Han pasado tres años desde entonces y la estatura artística de Dudamel ha crecido en igual medida que su ética. Fiel a los ideales del hombre que en el 2007 lo condecoró con la Orden Francisco de Miranda de Primera Clase y lo nombró Padrino de la Misión Música, que aspira a incorporar a más de un millón de niños y jóvenes al Sistema de Orquestas Juveniles de Venezuela y colaborar con similar empeño en otras naciones hermanas, no vaciló en desafiar vaticinios y voló a Caracas para dirigir el Himno Nacional de Venezuela en las exequias del Presidente Hugo Chávez.

Allí patentizó, además, sus lazos solidarios con Latinoamérica y su misión como mensajero de la paz mediante la música, en un histórico concierto en el Teresa Carreño, que contó con la presencia de 36 líderes mundiales y una masa de compatriotas conmovida hasta las lágrimas.
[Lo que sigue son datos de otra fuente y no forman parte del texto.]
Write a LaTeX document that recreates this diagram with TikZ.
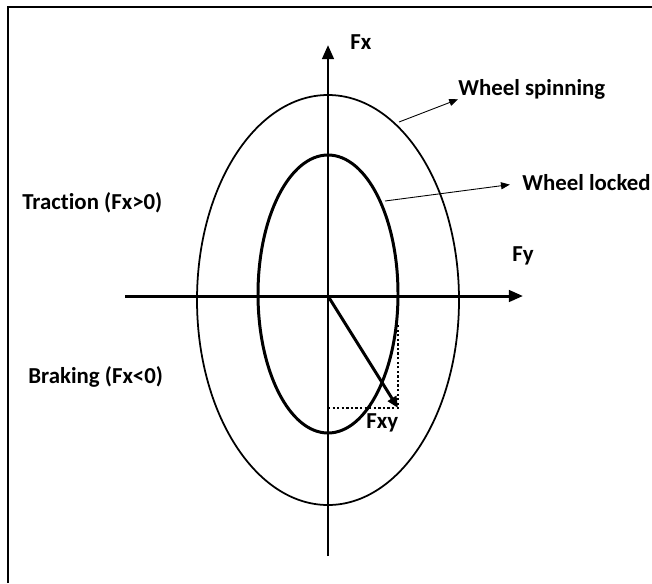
\documentclass[tikz,border=0pt]{standalone}
\usepackage{fontspec}
\setmainfont{Carlito}
\usetikzlibrary{arrows.meta,positioning}

\begin{document}
\begin{tikzpicture}[x=0.02cm,y=-0.02cm,every node/.style={font=\bfseries\fontsize{13}{15}\selectfont,inner sep=0pt,anchor=west},axis/.style={line width=1.7pt,-{Triangle[length=8pt,width=6.5pt]}},ptr/.style={line width=0.5pt,-{Triangle[length=5pt,width=4pt]}},ring/.style={draw,line width=1pt},hint/.style={line width=1.1pt,dash pattern=on 1.3pt off 1.3pt}]
\useasboundingbox (0,0) rectangle (652,583);
\draw[line width=0.8pt] (8,583) -- (8,7) -- (652,7);
% axes
\coordinate (o) at (328,296);
\coordinate (ybot) at (328,556);
\coordinate (ytop) at (328,45);
\coordinate (xleft) at (125,296);
\coordinate (xright) at (523,296);
\draw[axis] (ybot) -- (ytop);
\draw[axis] (xleft) -- (xright);
% friction ellipses
\draw[ring] (328,300) ellipse [x radius=131,y radius=205];
\draw[ring,line width=1.7pt] (328,294) ellipse [x radius=70,y radius=139];
% labels
\node (fx) at (350,42) {Fx};
\node (fy) at (512,256) {Fy};
\node (spin) at (458,89) {Wheel spinning};
\node (locked) at (522,183) {Wheel locked};
\node (traction) at (22,203) {Tract\kern0pt ion (Fx>0)};
\node (braking) at (28,377) {Braking (Fx<0)};
\node (fxy) at (366,423) {Fxy};
\coordinate (spinpt) at (399,122);
\coordinate (lockpt) at (385,201);
\draw[ptr] (spinpt) -- (spin.south west);
\draw[ptr,shorten >=7pt] (lockpt) -- (locked.west);
% resultant force
\coordinate (tip) at (398,408);
\coordinate (tipx) at (328,408);
\coordinate (tipy) at (398,323);
\draw[hint] (tipx) -- (tip) -- (tipy);
\draw[axis,-{Triangle[length=6.5pt,width=5.5pt]}] (o) -- (tip);
\end{tikzpicture}
\end{document}
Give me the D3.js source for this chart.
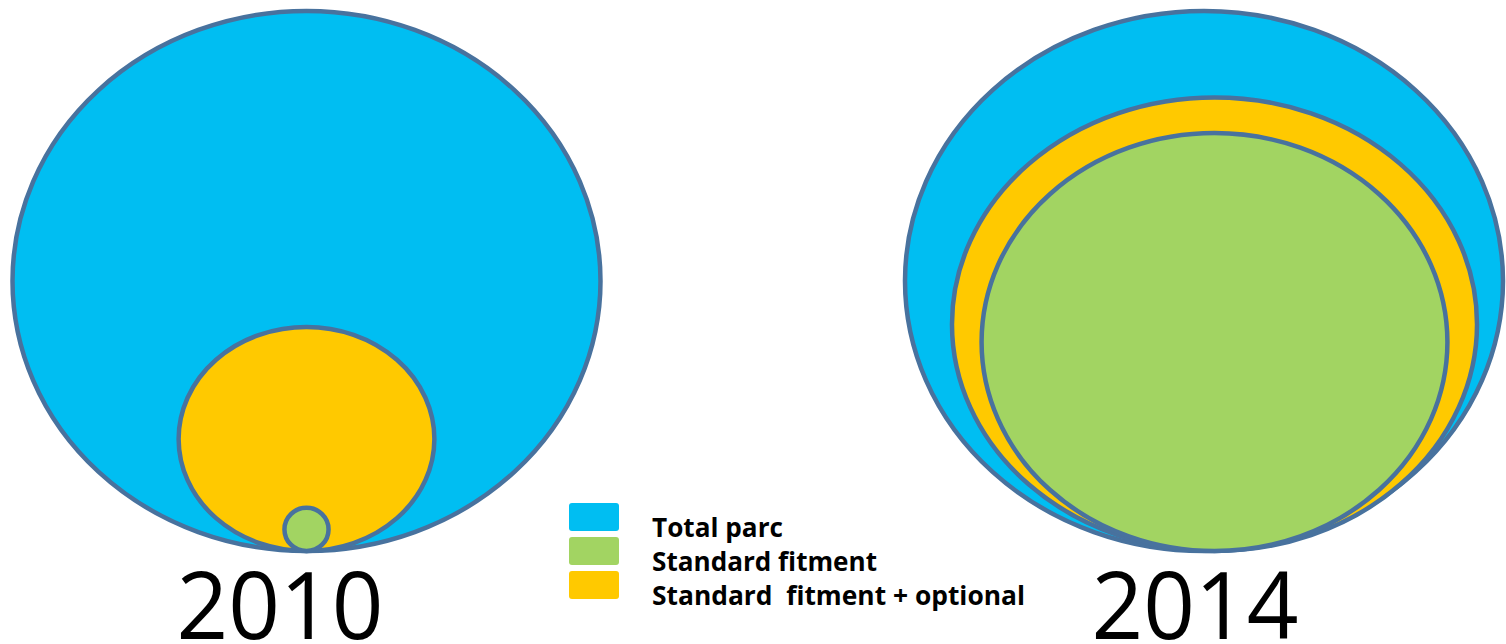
<!DOCTYPE html>
<html lang="en">
<head>
    <meta charset="UTF-8">
    <title>Total parc vs fitment, 2010 and 2014</title>
    <script src="https://d3js.org/d3.v7.min.js"></script>
    <style>
        body {
            margin: 0;
            padding: 0;
            background: #fff;
        }
        svg {
            display: block;
        }
        .year {
            font-family: "Open Sans", sans-serif;
            font-size: 94px;
            fill: #000;
        }
        .legend text {
            font-family: "Open Sans", sans-serif;
            font-weight: 700;
            font-size: 27px;
            fill: #000;
            white-space: pre;
        }
    </style>
</head>
<body>
    <svg width="1506" height="644"></svg>

    <script>
        // data: size of each group relative to the total parc ellipse (%)
        const years = ["2010", "2014"];
        const categories = ["Total parc", "Standard  fitment + optional", "Standard fitment"];
        const legendLabels = ["Total parc", "Standard fitment", "Standard  fitment + optional"];
        const widthShare2010 = [100, 43.5, 7.5];
        const heightShare2010 = [100, 41.5, 8.0];
        const widthShare2014 = [100, 87.8, 77.9];
        const heightShare2014 = [100, 84.0, 77.4];

        const widthShares = { "2010": widthShare2010, "2014": widthShare2014 };
        const heightShares = { "2010": heightShare2010, "2014": heightShare2014 };

        const colors = {
            "Total parc": "#00BEF2",
            "Standard fitment": "#A2D462",
            "Standard  fitment + optional": "#FFC900"
        };
        const strokeColor = "#48729E";

        // layout of each panel (pixels)
        const panels = {
            "2010": { cx: 306.5, rx: 294, ry: 270, shift: 0, labelX: 280 },
            "2014": { cx: 1204, rx: 299, ry: 270, shift: 10.5, labelX: 1195 }
        };
        const bottom = 551;

        const svg = d3.select("svg");

        years.forEach(year => {
            const p = panels[year];
            const rxScale = d3.scaleLinear().domain([0, 100]).range([0, p.rx]);
            const ryScale = d3.scaleLinear().domain([0, 100]).range([0, p.ry]);

            const rows = categories.map((c, i) => ({
                name: c,
                rx: rxScale(widthShares[year][i]),
                ry: ryScale(heightShares[year][i]),
                inner: i > 0
            }));

            const g = svg.append("g").attr("class", "panel-" + year);

            g.selectAll("ellipse")
                .data(rows)
                .enter().append("ellipse")
                .attr("cx", d => p.cx + (d.inner ? p.shift : 0))
                .attr("cy", d => bottom - d.ry)
                .attr("rx", d => d.rx)
                .attr("ry", d => d.ry)
                .attr("fill", d => colors[d.name])
                .attr("stroke", strokeColor)
                .attr("stroke-width", 4.5);

            g.append("text")
                .attr("class", "year")
                .attr("x", p.labelX)
                .attr("y", 639)
                .attr("text-anchor", "middle")
                .attr("textLength", 207)
                .attr("lengthAdjust", "spacingAndGlyphs")
                .text(year);
        });

        // legend
        const legendWidths = [131, 225, 373];
        const legend = svg.append("g").attr("class", "legend");
        const rowY = d3.scaleLinear().domain([0, 1]).range([503, 537]);

        legend.selectAll("rect")
            .data(legendLabels)
            .enter().append("rect")
            .attr("x", 569)
            .attr("y", (d, i) => rowY(i))
            .attr("width", 50)
            .attr("height", 28)
            .attr("rx", 3)
            .attr("fill", d => colors[d]);

        legend.selectAll("text")
            .data(legendLabels)
            .enter().append("text")
            .attr("x", 652)
            .attr("y", (d, i) => rowY(i) + 34)
            .attr("textLength", (d, i) => legendWidths[i])
            .attr("lengthAdjust", "spacingAndGlyphs")
            .text(d => d);
    </script>
</body>
</html>
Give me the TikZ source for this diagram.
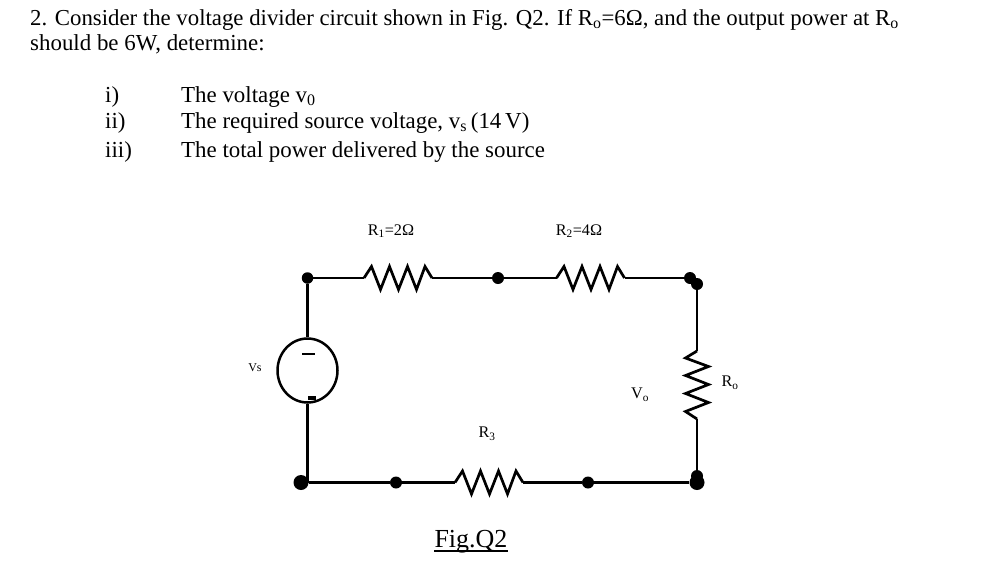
\documentclass[tikz,border=0pt]{standalone}
\usepackage{fontspec}
\setmainfont{Liberation Serif}
\usetikzlibrary{positioning, shapes.geometric}

\tikzset{
    wire/.style = {line width=2.5pt},
    heavy/.style = {line width=3.4pt},
    dot/.style = {circle, fill=black, inner sep=0pt, minimum size=12pt},
    bigdot/.style = {circle, fill=black, inner sep=0pt, minimum size=15pt},
    txt/.style = {inner sep=0pt, anchor=base west, font=\fontsize{22.9pt}{24pt}\selectfont},
    lbl/.style = {inner sep=0pt, font=\fontsize{16.2pt}{17pt}\selectfont},
    pics/hres/.style = {code = {
        \coordinate (-a) at (0,0);
        \coordinate (-b) at (68,0);
        \draw[line width=2.7pt] (-a) -- (7.5,-11.5) -- (16.5,11.5) -- (25.5,-11.5) -- (34.5,11.5)
            -- (43.5,-11.5) -- (52.5,11.5) -- (61,-11.5) -- (-b);
    }}
}

\begin{document}
\begin{tikzpicture}[x=1pt, y=-1pt]
        \useasboundingbox (0,0) rectangle (984,568);

        \node [txt, font=\fontsize{22.8pt}{24pt}\selectfont] (line1) at (30,25) {2. Consider the voltage divider circuit shown in Fig. Q2. If R\textsubscript{o}=6Ω, and the output power at R\textsubscript{o}};
        \node [txt] (line2) at (30,50) {should be 6W, determine:};
        \node [txt] (item1) at (105,102) {i)};
        \node [txt] (item2) at (105,128) {ii)};
        \node [txt] (item3) at (105,157) {iii)};
        \node [txt] (text1) at (181,102) {The voltage v\textsubscript{0}};
        \node [txt] (text2) at (181,128) {The required source voltage, v\textsubscript{s}\,(14\,V)};
        \node [txt] (text3) at (181,157) {The total power delivered by the source};

        \node [dot, minimum size=11.5pt] (n1) at (307.5,278) {};
        \node [dot, right of = n1, node distance=190.5pt] (n2) {};
        \node [dot, right of = n2, node distance=192pt] (n3) {};
        \node [dot] (n4) at (697,284) {};
        \node [dot] (n5) at (697,476) {};
        \node [bigdot] (n6) at (697,482.5) {};
        \node [dot] (n7) at (588,482.5) {};
        \node [dot] (n8) at (396,482.5) {};
        \node [bigdot] (n9) at (301,482.5) {};
        \coordinate (corner) at (307.5,482.5);

        \pic (r1) at (364,278) {hres};
        \pic (r2) at (556.5,278) {hres};
        \pic (r3) at (455,482.5) {hres};
        \pic [rotate=90] (ro) at (697,419) {hres};

        \node [ellipse, draw, wire, inner sep=0pt, minimum width=60pt, minimum height=64pt] (vs) at (307.5,370.5) {};
        \node [inner sep=0pt, minimum width=13pt, minimum height=2.8pt, fill=black] (plus) at (308,354) {};
        \node [inner sep=0pt, minimum width=8pt, minimum height=3.2pt, fill=black] (minus) at (312,398) {};

        \draw[wire] (n1) -- (r1-a);
        \draw[wire] (r1-b) -- (n2);
        \draw[wire] (n2) -- (r2-a);
        \draw[wire] (r2-b) -- (n3);
        \draw[wire] (n4) -- (ro-b);
        \draw[wire] (ro-a) -- (n5);
        \draw[wire] (n6) -- (n7);
        \draw[heavy] (n7) -- (r3-b);
        \draw[heavy] (r3-a) -- (n8);
        \draw[heavy] (n8) -- (n9);
        \draw[wire] (n1) -- (vs);
        \draw[wire] (vs) -- (corner);

        \node [lbl] (lr1) at (391,231) {R\textsubscript{1}=2Ω};
        \node [lbl] (lr2) at (579,231) {R\textsubscript{2}=4Ω};
        \node [lbl] (lr3) at (487,434) {R\textsubscript{3}};
        \node [lbl] (lro) at (730,383) {R\textsubscript{o}};
        \node [lbl] (lvo) at (640,395) {V\textsubscript{o}};
        \node [inner sep=0pt, font=\fontsize{12pt}{13pt}\selectfont] (lvs) at (255,368) {Vs};
        \node [inner sep=0pt, anchor=base, font=\fontsize{26pt}{28pt}\selectfont] (fig) at (471,547) {Fig.Q2};
        \draw[line width=1.8pt] ([yshift=-4pt]fig.base west) -- ([yshift=-4pt]fig.base east);
    \end{tikzpicture}
\end{document}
Ratificaba una vez más aquella declaración de principios que hizo durante un concierto en el Hollywood Bowl, de California, cuando batuta en alto dijo a la audiencia: “Vean, yo vengo del Sur, de lo que ustedes llaman el patio trasero y nunca voy a dejar de ser de ahí, de mi casa”. Sabio, Dudamel, que no olvida que el arte no tiene patria pero los artistas, sí.

Ahora, en que acaba de ser proclamado como “El tornado que ha sacudido la música clásica del siglo XXI”, resuenan en mis oídos sus palabras añorantes por un encuentro con el público cubano. Confiemos, en que a pesar de su apretada agenda, pueda hacerse realidad ese sueño compartido.